Everything from the line containing "Recreate this image as a Python" through the line containing "median_step = 0.25" must be written out exactly, and nothing more; leave any pictures out.

● ● ● ● ●

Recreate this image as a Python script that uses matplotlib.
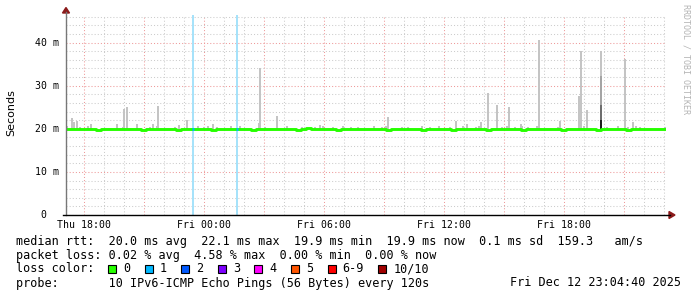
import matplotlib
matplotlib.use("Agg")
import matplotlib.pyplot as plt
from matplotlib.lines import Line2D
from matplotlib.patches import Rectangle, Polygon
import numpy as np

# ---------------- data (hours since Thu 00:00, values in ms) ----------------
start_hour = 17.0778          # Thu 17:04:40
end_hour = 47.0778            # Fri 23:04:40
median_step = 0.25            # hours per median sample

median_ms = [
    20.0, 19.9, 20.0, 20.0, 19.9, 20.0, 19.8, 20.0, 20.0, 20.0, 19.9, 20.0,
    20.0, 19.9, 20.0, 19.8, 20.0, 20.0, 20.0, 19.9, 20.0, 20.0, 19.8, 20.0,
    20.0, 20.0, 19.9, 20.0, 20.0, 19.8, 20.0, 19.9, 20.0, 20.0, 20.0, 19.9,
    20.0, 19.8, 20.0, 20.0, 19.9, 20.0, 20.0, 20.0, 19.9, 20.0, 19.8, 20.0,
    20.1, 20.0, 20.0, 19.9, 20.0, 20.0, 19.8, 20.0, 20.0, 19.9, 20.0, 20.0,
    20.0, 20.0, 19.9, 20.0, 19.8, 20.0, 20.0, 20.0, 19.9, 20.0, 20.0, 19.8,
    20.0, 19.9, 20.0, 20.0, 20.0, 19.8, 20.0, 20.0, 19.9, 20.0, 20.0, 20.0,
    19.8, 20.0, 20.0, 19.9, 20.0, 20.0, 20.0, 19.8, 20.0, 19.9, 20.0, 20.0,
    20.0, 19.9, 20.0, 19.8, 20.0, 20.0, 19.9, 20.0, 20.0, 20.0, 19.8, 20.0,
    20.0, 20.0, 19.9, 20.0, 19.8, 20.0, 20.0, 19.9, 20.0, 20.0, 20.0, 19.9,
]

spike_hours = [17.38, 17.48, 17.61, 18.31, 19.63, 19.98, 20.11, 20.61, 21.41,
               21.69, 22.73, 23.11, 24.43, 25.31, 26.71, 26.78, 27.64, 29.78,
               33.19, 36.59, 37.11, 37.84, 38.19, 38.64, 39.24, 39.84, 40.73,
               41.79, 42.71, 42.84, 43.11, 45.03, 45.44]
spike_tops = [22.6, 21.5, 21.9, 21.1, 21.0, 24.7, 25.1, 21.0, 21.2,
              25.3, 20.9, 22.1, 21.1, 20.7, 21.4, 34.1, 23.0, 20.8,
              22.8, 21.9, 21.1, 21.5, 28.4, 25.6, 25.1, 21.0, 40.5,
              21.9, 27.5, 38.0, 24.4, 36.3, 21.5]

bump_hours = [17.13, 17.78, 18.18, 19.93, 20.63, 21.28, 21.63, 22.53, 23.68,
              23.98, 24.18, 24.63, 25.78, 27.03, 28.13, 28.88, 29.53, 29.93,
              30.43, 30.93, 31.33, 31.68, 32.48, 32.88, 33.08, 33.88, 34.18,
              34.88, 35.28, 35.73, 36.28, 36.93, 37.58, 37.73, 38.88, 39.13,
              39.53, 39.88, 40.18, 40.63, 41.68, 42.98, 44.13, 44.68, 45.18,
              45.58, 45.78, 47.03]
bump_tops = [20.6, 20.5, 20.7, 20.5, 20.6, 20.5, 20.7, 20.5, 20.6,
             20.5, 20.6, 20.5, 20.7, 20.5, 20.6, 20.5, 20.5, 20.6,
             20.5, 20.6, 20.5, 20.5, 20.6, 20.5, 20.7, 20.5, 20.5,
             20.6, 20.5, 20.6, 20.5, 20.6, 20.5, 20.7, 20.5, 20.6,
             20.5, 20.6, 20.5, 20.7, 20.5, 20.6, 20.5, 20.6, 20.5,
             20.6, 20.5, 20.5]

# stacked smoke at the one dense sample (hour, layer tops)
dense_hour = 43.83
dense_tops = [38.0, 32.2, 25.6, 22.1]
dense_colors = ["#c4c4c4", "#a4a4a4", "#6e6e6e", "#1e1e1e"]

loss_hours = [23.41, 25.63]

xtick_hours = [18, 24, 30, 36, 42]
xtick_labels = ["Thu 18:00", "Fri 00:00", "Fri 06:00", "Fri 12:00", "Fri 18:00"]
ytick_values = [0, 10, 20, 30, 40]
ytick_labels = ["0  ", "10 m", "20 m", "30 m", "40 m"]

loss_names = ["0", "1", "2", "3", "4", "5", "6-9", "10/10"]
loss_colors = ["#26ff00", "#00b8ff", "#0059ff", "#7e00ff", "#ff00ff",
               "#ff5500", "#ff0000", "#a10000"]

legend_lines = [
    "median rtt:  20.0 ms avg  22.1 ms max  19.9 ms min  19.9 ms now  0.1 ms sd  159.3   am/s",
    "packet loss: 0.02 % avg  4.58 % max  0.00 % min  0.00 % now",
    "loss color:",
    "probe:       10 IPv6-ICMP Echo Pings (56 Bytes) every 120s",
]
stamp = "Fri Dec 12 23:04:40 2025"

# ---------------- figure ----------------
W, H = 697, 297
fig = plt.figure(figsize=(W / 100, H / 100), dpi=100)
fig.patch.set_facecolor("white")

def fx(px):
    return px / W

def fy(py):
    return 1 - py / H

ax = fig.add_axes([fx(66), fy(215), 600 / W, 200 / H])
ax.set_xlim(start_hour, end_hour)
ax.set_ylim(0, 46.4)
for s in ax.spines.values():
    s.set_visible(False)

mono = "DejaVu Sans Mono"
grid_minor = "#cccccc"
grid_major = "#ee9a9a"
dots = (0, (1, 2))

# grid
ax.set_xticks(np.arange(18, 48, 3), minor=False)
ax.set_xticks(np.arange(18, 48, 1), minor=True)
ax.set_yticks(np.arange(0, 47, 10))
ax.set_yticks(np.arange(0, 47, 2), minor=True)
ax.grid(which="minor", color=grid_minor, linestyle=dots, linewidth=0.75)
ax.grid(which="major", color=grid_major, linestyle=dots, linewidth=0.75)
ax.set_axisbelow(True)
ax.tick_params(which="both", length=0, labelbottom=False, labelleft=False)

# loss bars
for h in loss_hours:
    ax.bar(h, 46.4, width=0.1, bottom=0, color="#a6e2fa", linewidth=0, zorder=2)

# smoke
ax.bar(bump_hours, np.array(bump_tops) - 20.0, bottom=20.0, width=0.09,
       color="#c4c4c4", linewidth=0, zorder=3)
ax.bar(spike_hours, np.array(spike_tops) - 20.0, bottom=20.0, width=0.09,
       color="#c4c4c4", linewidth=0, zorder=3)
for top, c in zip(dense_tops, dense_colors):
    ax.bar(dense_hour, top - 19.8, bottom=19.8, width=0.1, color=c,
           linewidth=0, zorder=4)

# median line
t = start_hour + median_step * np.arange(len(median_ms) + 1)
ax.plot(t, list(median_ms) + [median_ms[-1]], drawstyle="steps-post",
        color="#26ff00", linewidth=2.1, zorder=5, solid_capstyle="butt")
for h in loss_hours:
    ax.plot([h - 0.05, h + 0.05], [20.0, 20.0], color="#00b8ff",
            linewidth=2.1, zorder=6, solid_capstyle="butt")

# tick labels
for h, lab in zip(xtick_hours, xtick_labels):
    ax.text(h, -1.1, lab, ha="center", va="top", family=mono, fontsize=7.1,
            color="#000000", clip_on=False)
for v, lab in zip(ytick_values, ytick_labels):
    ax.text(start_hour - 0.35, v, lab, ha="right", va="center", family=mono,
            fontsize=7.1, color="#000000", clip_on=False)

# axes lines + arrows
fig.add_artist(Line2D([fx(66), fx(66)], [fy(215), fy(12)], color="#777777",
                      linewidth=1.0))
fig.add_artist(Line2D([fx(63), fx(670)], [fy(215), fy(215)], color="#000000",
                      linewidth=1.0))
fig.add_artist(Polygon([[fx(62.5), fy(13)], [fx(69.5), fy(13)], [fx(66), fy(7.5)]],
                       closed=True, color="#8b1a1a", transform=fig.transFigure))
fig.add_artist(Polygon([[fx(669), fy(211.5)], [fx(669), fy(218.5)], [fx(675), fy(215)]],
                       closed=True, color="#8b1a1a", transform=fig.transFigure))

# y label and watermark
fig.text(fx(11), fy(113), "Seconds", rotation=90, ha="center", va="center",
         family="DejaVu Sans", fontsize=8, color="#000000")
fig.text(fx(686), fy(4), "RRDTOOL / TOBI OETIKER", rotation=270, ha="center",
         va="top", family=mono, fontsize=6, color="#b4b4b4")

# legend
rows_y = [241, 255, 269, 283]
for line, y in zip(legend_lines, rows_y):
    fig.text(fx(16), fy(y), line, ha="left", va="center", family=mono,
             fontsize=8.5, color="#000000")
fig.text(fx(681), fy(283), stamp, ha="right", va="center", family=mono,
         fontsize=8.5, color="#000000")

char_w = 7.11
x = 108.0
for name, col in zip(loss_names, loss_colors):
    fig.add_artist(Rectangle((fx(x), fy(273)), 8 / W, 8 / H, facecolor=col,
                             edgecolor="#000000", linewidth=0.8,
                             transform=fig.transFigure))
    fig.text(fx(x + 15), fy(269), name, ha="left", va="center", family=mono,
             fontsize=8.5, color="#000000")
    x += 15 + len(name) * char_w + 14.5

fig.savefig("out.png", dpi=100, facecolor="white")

● ● ● ● ●

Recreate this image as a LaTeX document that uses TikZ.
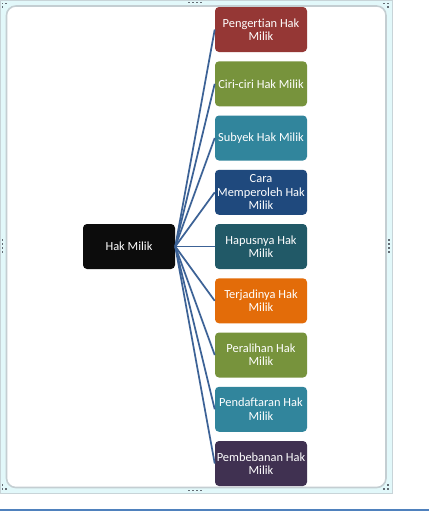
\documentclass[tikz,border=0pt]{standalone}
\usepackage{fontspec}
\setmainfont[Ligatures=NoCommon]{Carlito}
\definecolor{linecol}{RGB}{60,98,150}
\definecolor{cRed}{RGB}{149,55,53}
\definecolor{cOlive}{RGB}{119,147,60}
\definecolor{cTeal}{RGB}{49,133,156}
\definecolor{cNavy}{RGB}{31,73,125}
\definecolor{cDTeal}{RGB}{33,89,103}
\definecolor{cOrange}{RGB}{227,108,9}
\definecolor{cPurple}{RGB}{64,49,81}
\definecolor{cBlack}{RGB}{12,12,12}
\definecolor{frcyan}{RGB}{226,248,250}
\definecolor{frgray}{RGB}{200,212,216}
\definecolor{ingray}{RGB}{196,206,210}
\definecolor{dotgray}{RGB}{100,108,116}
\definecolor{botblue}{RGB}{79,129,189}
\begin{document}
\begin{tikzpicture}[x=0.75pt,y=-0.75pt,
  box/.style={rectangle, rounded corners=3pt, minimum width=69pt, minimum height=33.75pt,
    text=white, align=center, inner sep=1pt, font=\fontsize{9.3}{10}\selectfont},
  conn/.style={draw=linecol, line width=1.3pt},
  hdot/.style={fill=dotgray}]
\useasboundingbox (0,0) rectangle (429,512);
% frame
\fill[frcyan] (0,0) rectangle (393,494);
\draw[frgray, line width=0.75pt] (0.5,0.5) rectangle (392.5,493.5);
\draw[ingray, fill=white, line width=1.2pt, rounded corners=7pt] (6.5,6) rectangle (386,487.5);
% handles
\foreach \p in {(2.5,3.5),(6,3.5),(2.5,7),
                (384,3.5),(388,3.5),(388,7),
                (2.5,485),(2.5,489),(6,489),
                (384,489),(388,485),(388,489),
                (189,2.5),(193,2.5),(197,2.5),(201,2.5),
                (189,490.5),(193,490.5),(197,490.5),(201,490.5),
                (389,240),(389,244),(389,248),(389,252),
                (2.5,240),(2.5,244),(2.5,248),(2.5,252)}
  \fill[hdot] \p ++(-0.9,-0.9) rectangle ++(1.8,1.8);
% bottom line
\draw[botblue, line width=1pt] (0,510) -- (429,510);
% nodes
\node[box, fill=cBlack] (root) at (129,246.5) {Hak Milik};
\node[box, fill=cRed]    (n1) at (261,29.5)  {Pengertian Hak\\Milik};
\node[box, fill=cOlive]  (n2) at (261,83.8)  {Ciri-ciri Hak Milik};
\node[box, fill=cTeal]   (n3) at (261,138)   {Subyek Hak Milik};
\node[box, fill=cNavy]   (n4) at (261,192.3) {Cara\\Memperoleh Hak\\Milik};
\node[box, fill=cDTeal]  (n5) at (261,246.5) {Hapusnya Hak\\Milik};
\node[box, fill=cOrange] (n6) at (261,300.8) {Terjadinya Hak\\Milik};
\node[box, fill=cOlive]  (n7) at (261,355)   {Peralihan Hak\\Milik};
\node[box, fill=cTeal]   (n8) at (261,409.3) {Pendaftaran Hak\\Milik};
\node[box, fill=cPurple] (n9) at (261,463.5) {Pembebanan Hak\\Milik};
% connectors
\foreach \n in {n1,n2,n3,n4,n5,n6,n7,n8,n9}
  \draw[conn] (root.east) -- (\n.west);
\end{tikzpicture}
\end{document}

● ● ● ● ●

= Final result =
Recreate this image as a Python script that uses matplotlib.
import matplotlib
matplotlib.use("Agg")
import matplotlib.pyplot as plt
from matplotlib.lines import Line2D
from matplotlib.patches import Rectangle, Polygon
import numpy as np

# ---------------- data (hours since Thu 00:00, values in ms) ----------------
start_hour = 17.0778          # Thu 17:04:40
end_hour = 47.0778            # Fri 23:04:40
median_step = 0.25            # hours per median sample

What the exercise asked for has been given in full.